Holding — Stadtfeld, J.
- The Superior Court of Pennsylvania held that the loss should fall upon the vendor, Robert Howarth's Sons, Inc., despite both parties being innocent of fraud, as the vendor had been negligent in the transaction.
Rule
- A vendor may be held liable for losses incurred due to the fraudulent actions of an agent if the vendor's own negligence contributed to the misrepresentation.
Reasoning
- The court reasoned that Hickman, as the vendor, carelessly facilitated Matlack's fraud by allowing him to sign the contract as a co-seller and by failing to review the final contract before assigning it. The court noted that Boortsales acted innocently, relying on the contract's validity when he signed it and made payments, believing Matlack to be a legitimate co-seller.
- The court applied the doctrine of estoppel, indicating that Hickman's negligence contributed to the misrepresentation and that he could not deny the contract's validity after enabling the fraud.

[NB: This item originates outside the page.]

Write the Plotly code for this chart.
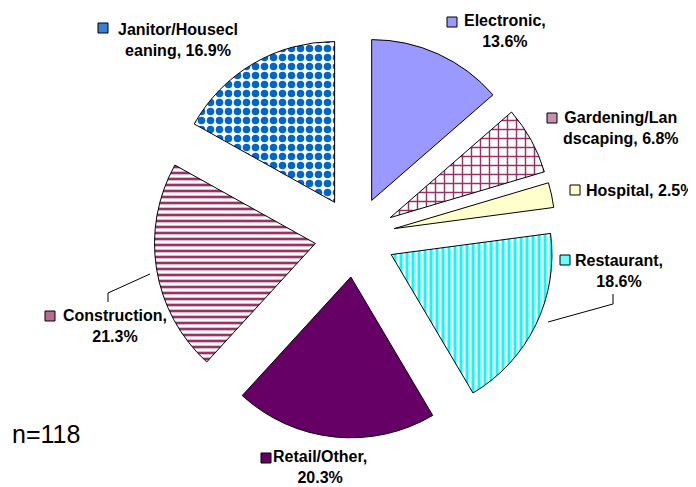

- As a result, while Matlack's actions were fraudulent, Hickman's failure to properly oversee the transaction led to Boortsales' reliance on the contract.
- The court concluded that since Boortsales had discharged the debt by paying Matlack, the title and right of possession to the coal burner vested in Boortsales.
Deep Dive: How the Court Reached Its Decision
Court's Reasoning
The Superior Court of Pennsylvania reasoned that the vendor, Hickman, had acted negligently in the transaction, which contributed to the fraudulent actions of his agent, Matlack. Hickman had carelessly allowed Matlack to sign the contract as a co-seller without proper oversight, which facilitated Matlack's misrepresentation. When Boortsales signed the contract, he believed that it was valid and that he was dealing with both Hickman and Matlack as co-sellers. The court emphasized that Boortsales acted innocently, relying on the apparent legitimacy of the contract and the representations made by Matlack. The doctrine of estoppel was applied, indicating that Hickman's negligence effectively charged him with the consequences of Matlack's fraud. The court noted that Hickman failed to review the contract before assigning it, which led to his inability to deny its validity later. Since Matlack had misrepresented himself as a co-seller, Hickman’s negligence allowed that misrepresentation to occur without challenge. The court concluded that the loss should fall on the vendor, as he was in a better position to avoid the circumstances that led to the fraud. Ultimately, the court held that Boortsales had discharged the debt by paying Matlack, thereby vesting title and the right of possession of the coal burner in Boortsales. Thus, the court found that Hickman was responsible for the loss incurred, despite both parties being innocent of any wrongdoing in the transaction.
Application of Estoppel
The court's application of the doctrine of estoppel was central to its reasoning. Estoppel prevents a party from denying the validity of a contract when their own actions have contributed to the situation that allows another party to reasonably rely on that contract. In this case, Hickman's negligent handling of the transaction created an environment where Boortsales was led to believe he was entering into a valid agreement with both Hickman and Matlack. By allowing Matlack to sign the contract without proper oversight and then failing to review the signed contract before assigning it, Hickman effectively represented that the contract was legitimate and binding. The reliance of Boortsales on this representation was deemed reasonable, as he had acted in good faith throughout the transaction. The court highlighted that Hickman’s failure to scrutinize the situation before assigning the contract was a culpable act that contributed to the fraudulent misrepresentation. Therefore, while Matlack was the one who committed the fraud, Hickman's negligence allowed it to occur without challenge, thus making him liable for the losses incurred by Boortsales. As a result, the court affirmed that the vendor must bear the consequences of the agent's fraudulent actions, reinforcing the principle that negligence can lead to liability in such circumstances.
Conclusion
In conclusion, the Superior Court of Pennsylvania determined that the loss resulting from the fraudulent actions of Matlack should be borne by the vendor, Hickman, due to his negligence. The court's reasoning centered on the idea that Hickman’s failure to adequately supervise the transaction and his actions that facilitated Matlack’s misrepresentation led to Boortsales' reliance on the contract. This case illustrates the principle that a principal can be held liable for the fraudulent acts of an agent if the principal's own negligence contributed to the situation. The court's ruling underscored the importance of diligence and oversight in business transactions, particularly when agents are involved. Ultimately, the decision affirmed that both parties, while innocent of fraud, could not escape the consequences of their respective roles in the transaction, with the vendor ultimately bearing the loss due to his failure to act prudently. This case serves as a significant reference point for understanding the implications of agency relationships and the responsibilities of vendors in safeguarding against fraudulent conduct.